Anti-Retaliation Rules

Nearly every state prohibits landlords from issuing notices as payback for a tenant exercising a legal right. If a tenant reports a building code violation, complains to a housing authority, or joins a tenants’ association, and you respond with an eviction notice, a rent increase, or a reduction in services, that’s retaliation — and it’s illegal. Most states create a rebuttable presumption of retaliation if the landlord takes adverse action within a set period after the tenant’s protected activity, often 6 to 12 months.

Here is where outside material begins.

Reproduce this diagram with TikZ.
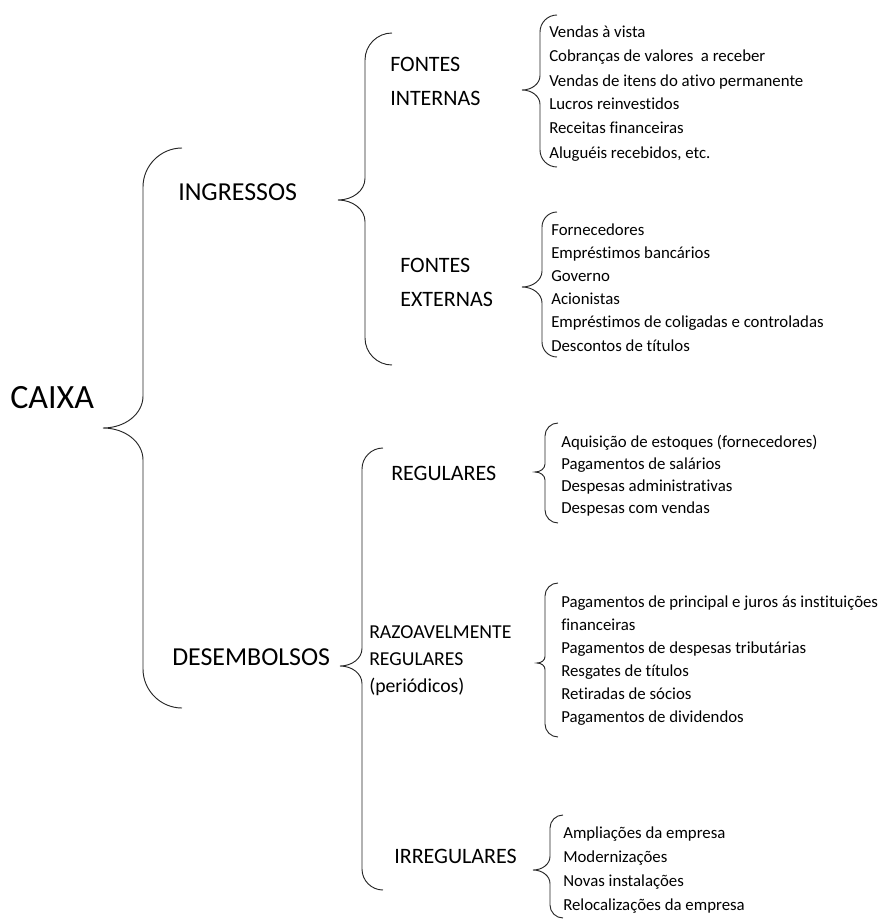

The practical consequence is that even a legitimate notice can look retaliatory if the timing is bad. If a tenant filed a health department complaint last month and you serve a termination notice this month, you’ll likely need to prove in court that the notice was motivated by something other than the complaint. Penalties for retaliatory conduct vary but commonly include the tenant recovering actual damages, a civil penalty, court costs, and attorney fees. The cleanest way to avoid this problem is to document lease violations as they occur rather than waiting until after a tenant complaint to act on them.

What Happens When a Notice Is Defective

A defective notice doesn’t just slow you down — it resets the entire process. If the notice contains the wrong name, the wrong address, an incorrect deadline, insufficient detail about the violation, or arrives through an improper delivery method, the tenant can raise it as a defense and the court will likely dismiss the eviction case. You then have to draft a corrected notice, re-serve it, wait out the full notice period again, and refile.

The most common defects landlords stumble into are surprisingly basic: using the tenant’s nickname instead of their legal name, listing the wrong apartment number, giving 3 days’ notice in a state that requires 5, or describing the violation so vaguely that the tenant can’t tell what they need to fix. Technical perfection matters here more than in almost any other area of landlord-tenant law, because courts treat notice as a threshold requirement. If the notice fails, the court never reaches the merits of your case.

Eviction filing fees alone typically range from $185 to $450 depending on the court, so a dismissed case because of a notice error is money wasted before you even get to the substance of the dispute. Building the habit of double-checking every notice against your state’s statutory checklist — names, address, deadline calculation, violation description, delivery method — takes five minutes and saves weeks.